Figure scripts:
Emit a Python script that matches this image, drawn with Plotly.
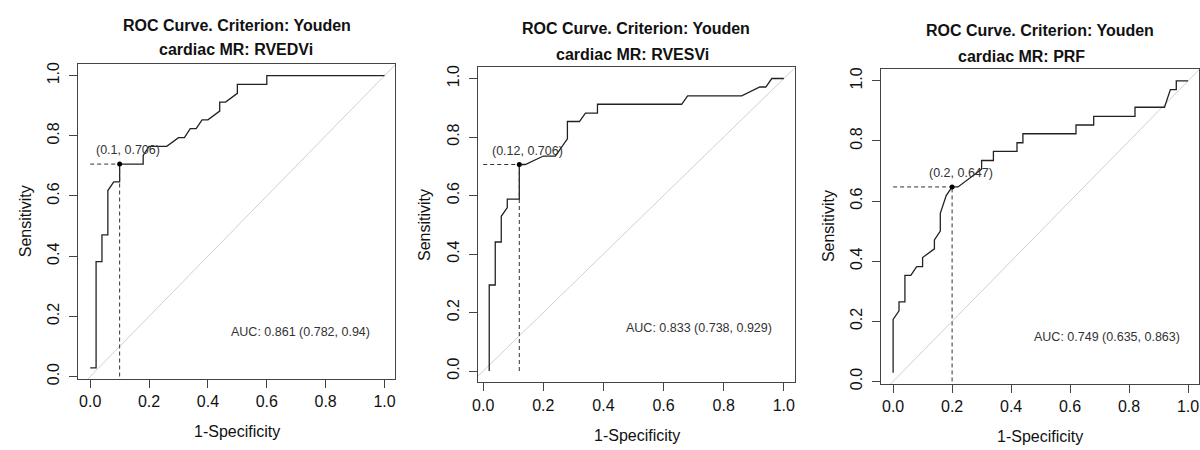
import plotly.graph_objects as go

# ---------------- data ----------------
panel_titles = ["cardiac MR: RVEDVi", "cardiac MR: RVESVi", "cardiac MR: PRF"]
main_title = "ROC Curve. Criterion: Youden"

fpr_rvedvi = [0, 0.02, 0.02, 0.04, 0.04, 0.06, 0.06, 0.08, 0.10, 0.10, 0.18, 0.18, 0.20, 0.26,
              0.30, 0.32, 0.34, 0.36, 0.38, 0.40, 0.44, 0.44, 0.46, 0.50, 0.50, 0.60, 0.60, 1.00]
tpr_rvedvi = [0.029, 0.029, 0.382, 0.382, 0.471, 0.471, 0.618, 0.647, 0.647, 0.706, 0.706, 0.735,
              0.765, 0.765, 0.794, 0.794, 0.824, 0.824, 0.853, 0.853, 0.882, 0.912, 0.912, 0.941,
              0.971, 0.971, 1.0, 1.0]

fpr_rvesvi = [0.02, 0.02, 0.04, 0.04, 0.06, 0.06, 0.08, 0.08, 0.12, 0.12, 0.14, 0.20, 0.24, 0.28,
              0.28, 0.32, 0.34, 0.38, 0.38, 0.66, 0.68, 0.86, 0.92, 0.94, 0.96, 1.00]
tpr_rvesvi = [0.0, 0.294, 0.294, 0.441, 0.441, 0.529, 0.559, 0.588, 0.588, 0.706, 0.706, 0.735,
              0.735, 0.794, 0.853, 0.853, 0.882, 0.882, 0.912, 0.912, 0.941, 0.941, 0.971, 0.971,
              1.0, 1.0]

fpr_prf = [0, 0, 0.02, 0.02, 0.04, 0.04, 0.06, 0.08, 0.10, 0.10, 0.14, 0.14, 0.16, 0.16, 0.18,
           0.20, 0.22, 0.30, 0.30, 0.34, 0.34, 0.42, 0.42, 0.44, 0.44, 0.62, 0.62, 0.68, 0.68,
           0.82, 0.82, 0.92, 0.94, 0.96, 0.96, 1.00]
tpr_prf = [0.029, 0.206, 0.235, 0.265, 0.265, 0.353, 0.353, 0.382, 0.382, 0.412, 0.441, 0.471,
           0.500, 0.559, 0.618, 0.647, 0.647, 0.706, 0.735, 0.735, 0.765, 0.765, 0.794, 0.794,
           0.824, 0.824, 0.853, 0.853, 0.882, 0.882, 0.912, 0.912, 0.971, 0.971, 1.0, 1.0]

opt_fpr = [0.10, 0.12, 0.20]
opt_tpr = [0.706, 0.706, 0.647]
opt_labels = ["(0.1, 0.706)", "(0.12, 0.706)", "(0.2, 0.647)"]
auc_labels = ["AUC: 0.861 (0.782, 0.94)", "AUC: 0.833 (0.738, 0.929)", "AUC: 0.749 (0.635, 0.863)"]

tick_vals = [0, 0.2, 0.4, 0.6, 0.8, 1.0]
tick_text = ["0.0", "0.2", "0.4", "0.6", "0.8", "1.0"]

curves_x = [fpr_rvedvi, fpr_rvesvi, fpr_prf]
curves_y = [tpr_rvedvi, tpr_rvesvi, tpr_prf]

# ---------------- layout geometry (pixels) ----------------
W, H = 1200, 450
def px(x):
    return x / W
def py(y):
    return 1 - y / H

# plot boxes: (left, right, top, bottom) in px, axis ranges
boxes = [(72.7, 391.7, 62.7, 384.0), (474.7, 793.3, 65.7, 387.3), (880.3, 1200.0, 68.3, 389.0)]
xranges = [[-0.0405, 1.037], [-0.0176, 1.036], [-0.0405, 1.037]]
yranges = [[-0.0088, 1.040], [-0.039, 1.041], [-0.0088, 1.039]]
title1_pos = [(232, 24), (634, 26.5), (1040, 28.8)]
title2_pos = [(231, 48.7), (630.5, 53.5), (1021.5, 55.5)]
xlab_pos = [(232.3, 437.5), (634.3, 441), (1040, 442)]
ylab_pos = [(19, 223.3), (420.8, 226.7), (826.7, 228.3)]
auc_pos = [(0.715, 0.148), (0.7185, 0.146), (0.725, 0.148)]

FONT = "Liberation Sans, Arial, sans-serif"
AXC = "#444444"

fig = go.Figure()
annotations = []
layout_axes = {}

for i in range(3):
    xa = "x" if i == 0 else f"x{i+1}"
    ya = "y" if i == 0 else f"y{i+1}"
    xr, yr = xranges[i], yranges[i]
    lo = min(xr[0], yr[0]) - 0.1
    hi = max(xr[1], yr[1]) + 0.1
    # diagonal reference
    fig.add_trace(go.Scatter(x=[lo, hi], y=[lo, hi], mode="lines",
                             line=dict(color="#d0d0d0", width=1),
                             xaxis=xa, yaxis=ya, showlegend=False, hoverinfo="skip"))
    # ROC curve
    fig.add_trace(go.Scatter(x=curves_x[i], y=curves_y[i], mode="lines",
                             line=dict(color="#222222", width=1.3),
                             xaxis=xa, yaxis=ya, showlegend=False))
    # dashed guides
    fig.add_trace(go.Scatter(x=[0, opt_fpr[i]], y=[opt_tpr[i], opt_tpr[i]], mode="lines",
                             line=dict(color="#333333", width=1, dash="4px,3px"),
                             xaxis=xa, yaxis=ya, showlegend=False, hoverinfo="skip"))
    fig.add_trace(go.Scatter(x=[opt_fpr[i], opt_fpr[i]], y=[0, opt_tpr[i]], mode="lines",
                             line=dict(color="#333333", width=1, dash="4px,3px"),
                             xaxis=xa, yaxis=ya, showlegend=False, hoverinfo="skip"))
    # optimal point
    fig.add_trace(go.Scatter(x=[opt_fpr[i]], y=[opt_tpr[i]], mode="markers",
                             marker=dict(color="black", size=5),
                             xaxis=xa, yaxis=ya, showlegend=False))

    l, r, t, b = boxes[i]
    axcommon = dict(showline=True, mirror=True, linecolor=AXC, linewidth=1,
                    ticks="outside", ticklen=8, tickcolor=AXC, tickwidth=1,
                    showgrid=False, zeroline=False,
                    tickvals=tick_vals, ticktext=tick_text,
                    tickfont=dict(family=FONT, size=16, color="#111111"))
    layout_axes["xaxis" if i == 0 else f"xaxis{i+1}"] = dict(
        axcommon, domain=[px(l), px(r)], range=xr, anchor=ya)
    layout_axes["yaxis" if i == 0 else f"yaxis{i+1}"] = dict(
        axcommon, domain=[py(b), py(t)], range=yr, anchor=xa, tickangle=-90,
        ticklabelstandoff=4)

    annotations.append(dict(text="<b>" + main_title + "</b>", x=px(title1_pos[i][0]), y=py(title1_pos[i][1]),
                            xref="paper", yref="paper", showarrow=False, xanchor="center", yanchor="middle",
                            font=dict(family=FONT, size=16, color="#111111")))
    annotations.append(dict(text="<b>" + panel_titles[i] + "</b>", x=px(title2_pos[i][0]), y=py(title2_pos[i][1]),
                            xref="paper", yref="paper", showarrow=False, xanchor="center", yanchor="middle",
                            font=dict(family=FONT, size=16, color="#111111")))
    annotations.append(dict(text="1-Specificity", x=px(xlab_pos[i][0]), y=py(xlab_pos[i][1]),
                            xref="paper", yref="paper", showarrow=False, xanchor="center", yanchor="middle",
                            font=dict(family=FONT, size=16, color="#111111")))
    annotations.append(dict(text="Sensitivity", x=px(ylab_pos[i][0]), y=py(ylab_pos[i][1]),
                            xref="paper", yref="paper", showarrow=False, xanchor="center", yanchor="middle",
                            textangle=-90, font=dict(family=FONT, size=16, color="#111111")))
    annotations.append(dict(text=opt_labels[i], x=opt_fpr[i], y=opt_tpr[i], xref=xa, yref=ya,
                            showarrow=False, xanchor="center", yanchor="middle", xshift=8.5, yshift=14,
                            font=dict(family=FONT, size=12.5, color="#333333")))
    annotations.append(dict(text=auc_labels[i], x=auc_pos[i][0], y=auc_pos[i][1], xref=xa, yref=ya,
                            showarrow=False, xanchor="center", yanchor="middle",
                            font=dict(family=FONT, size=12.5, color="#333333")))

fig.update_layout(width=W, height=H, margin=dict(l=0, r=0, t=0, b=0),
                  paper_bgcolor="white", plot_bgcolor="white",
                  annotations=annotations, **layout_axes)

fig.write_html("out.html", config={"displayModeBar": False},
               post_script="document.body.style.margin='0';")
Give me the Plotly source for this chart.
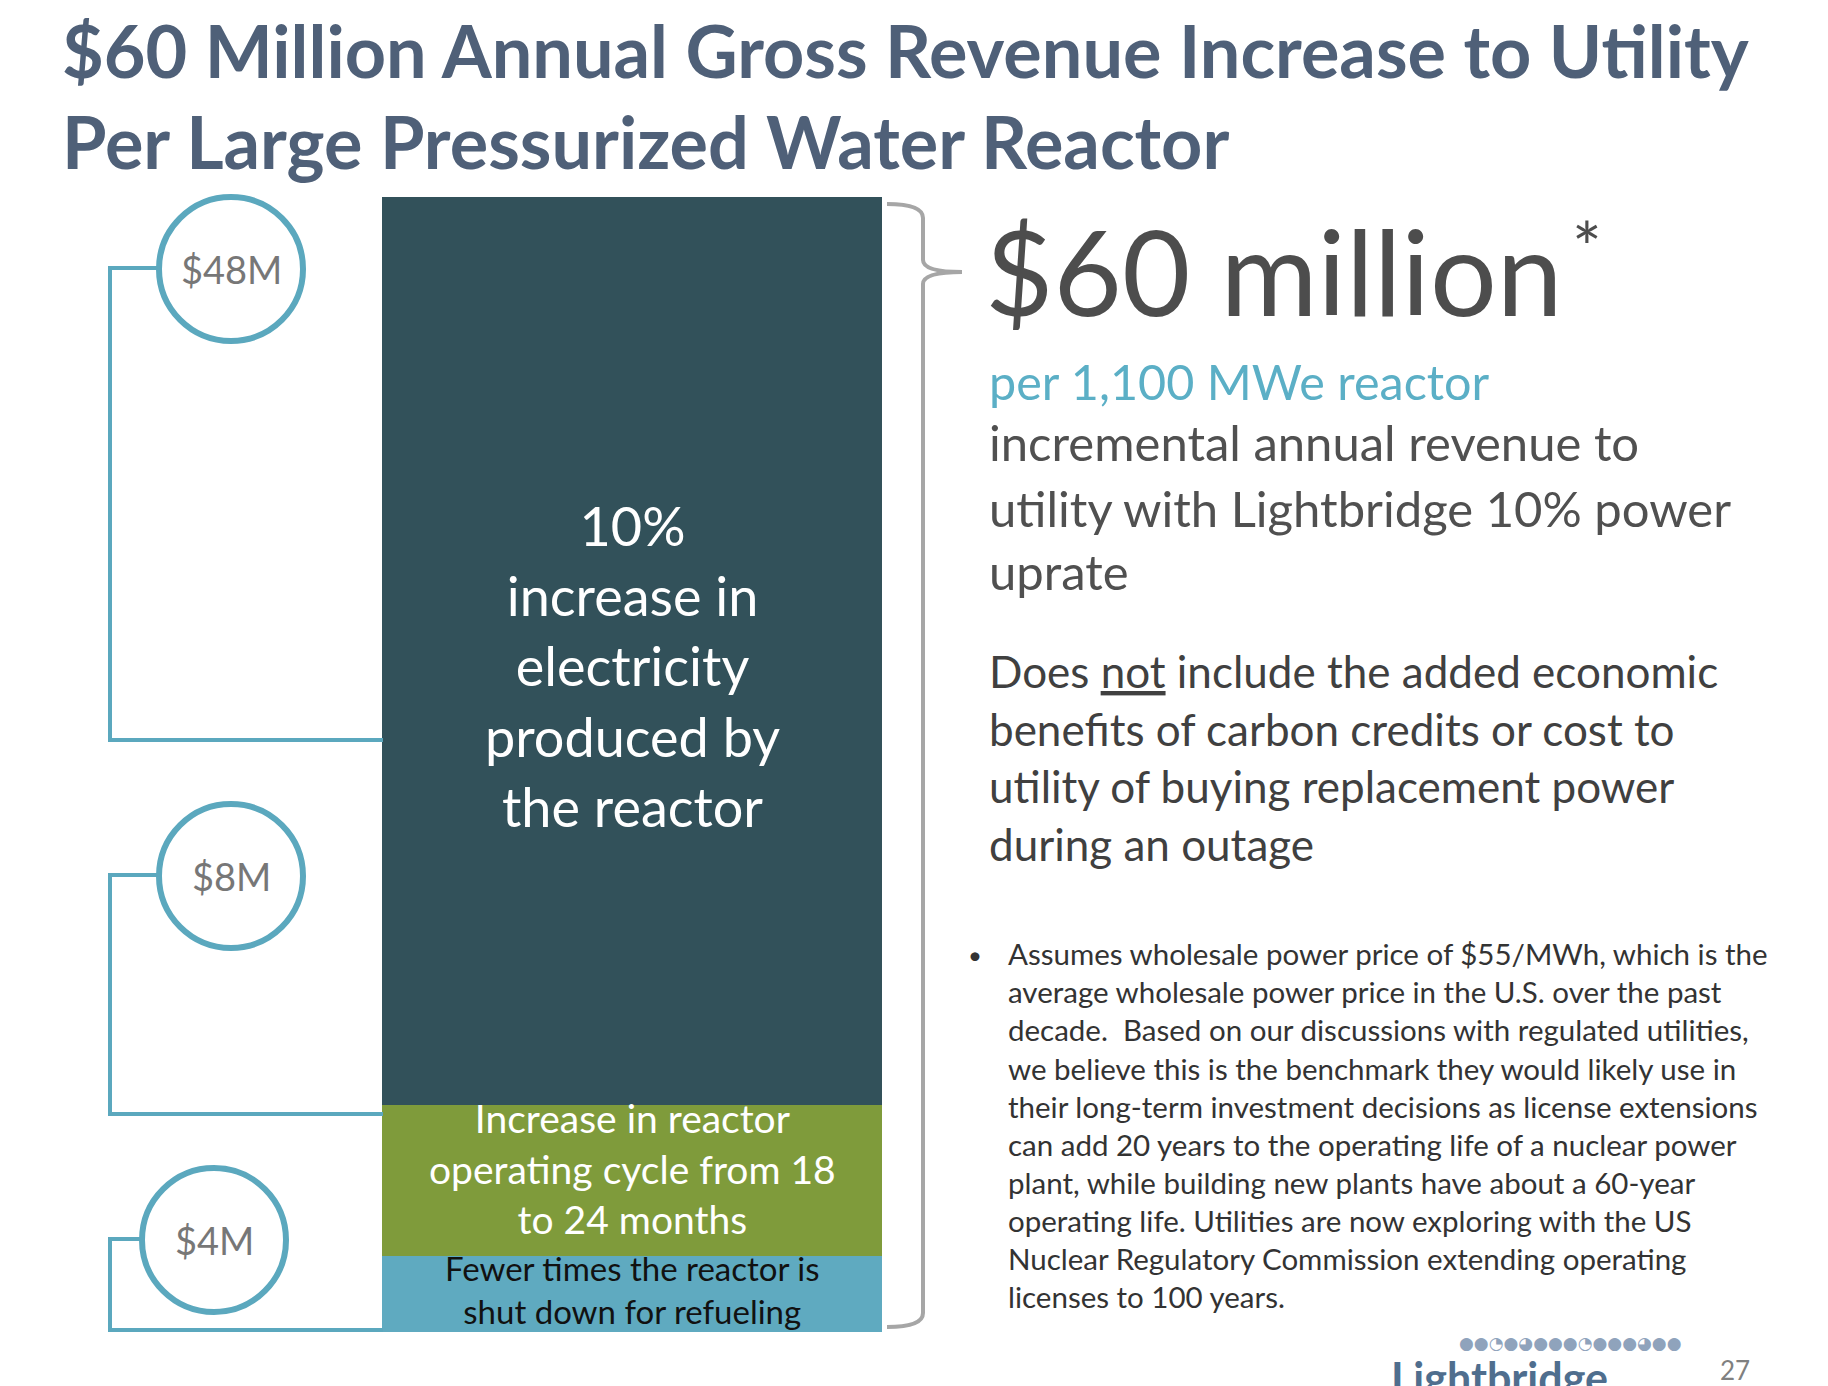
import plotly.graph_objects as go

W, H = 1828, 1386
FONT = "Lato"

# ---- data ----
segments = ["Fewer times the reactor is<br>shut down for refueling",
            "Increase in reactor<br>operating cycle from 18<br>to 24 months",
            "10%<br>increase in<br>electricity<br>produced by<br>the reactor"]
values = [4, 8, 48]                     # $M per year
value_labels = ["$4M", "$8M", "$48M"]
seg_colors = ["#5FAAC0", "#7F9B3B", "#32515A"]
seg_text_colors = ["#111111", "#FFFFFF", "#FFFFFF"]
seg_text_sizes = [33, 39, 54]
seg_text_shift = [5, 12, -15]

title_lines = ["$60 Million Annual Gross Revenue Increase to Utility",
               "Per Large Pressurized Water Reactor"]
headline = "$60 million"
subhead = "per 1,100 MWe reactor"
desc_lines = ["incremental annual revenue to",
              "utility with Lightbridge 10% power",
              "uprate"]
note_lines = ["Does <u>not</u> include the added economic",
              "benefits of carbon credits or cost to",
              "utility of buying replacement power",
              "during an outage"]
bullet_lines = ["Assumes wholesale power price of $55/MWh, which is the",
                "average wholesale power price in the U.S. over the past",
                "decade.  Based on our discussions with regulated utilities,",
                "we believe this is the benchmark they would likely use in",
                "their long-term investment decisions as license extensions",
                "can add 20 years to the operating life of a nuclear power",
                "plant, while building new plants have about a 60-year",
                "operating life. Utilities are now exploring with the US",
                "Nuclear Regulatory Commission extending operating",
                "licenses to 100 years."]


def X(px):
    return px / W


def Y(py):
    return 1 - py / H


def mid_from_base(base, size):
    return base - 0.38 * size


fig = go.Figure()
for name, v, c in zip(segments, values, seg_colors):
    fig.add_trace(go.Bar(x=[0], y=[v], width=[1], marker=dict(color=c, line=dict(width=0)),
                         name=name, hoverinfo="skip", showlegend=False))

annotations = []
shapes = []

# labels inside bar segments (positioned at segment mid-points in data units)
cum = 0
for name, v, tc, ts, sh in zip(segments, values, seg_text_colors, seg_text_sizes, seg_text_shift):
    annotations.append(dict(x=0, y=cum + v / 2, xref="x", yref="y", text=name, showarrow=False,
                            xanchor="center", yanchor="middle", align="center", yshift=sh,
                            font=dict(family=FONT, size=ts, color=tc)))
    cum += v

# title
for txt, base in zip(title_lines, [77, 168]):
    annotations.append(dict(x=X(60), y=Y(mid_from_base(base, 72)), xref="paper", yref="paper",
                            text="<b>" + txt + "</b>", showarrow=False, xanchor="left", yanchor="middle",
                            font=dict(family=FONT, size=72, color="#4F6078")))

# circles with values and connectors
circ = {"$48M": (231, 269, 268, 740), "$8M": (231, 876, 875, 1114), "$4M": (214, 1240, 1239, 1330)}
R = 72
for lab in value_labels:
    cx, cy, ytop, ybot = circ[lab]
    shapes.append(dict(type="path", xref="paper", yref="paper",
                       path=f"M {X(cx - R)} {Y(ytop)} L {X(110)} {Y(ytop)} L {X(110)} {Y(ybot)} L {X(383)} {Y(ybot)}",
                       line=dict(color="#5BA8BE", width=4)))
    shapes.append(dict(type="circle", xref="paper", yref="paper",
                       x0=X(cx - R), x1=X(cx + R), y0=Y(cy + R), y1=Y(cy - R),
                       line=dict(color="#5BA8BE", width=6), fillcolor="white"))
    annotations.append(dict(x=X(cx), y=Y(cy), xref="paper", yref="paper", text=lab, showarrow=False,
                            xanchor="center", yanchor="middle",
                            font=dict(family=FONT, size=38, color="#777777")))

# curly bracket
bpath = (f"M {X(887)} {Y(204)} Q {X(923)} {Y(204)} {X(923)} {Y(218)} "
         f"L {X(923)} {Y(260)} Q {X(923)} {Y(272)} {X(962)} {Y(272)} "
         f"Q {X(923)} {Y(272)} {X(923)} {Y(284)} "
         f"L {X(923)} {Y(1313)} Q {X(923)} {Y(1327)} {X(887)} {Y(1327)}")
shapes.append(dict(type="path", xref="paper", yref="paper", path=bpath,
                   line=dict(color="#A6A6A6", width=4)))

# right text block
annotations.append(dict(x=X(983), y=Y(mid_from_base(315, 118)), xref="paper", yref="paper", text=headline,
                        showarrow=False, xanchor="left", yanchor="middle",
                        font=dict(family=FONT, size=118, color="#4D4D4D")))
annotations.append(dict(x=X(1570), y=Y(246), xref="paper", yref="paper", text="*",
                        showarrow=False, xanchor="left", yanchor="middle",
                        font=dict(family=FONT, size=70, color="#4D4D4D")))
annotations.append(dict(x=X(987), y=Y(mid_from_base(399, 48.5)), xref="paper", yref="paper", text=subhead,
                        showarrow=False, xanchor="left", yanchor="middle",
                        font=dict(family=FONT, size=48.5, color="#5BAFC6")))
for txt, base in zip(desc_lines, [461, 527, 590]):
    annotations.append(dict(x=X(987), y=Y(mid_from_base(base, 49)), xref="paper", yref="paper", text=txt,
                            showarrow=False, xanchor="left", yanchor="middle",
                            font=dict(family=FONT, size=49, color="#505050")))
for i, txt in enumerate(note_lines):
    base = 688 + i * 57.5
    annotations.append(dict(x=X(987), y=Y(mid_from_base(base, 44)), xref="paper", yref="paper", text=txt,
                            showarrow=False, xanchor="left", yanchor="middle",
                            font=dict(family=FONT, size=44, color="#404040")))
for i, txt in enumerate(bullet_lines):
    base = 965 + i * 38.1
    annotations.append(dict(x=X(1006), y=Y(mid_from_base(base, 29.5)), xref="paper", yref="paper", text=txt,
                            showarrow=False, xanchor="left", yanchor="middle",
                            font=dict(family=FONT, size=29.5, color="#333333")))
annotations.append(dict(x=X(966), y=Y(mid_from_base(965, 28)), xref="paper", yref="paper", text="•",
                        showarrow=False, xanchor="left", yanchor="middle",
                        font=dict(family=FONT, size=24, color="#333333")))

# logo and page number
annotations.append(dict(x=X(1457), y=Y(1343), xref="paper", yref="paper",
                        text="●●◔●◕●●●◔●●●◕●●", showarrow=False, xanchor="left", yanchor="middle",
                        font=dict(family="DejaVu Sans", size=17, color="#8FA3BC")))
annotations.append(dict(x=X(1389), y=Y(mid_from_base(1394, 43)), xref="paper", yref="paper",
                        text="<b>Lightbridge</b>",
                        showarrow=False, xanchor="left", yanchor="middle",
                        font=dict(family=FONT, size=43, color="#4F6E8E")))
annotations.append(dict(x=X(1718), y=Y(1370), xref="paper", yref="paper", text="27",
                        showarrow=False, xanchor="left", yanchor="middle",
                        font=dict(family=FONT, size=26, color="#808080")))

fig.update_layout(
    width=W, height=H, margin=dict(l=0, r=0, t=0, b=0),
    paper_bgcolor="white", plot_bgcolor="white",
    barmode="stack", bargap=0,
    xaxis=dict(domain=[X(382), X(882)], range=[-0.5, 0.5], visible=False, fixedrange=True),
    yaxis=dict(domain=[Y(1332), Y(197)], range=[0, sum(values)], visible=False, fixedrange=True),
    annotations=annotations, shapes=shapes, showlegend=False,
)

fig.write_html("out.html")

▸ **EXERCISE TASK**
Provide only the number of lines in the records containing the string "this".

▸ **WRITTEN RESPONSE**
3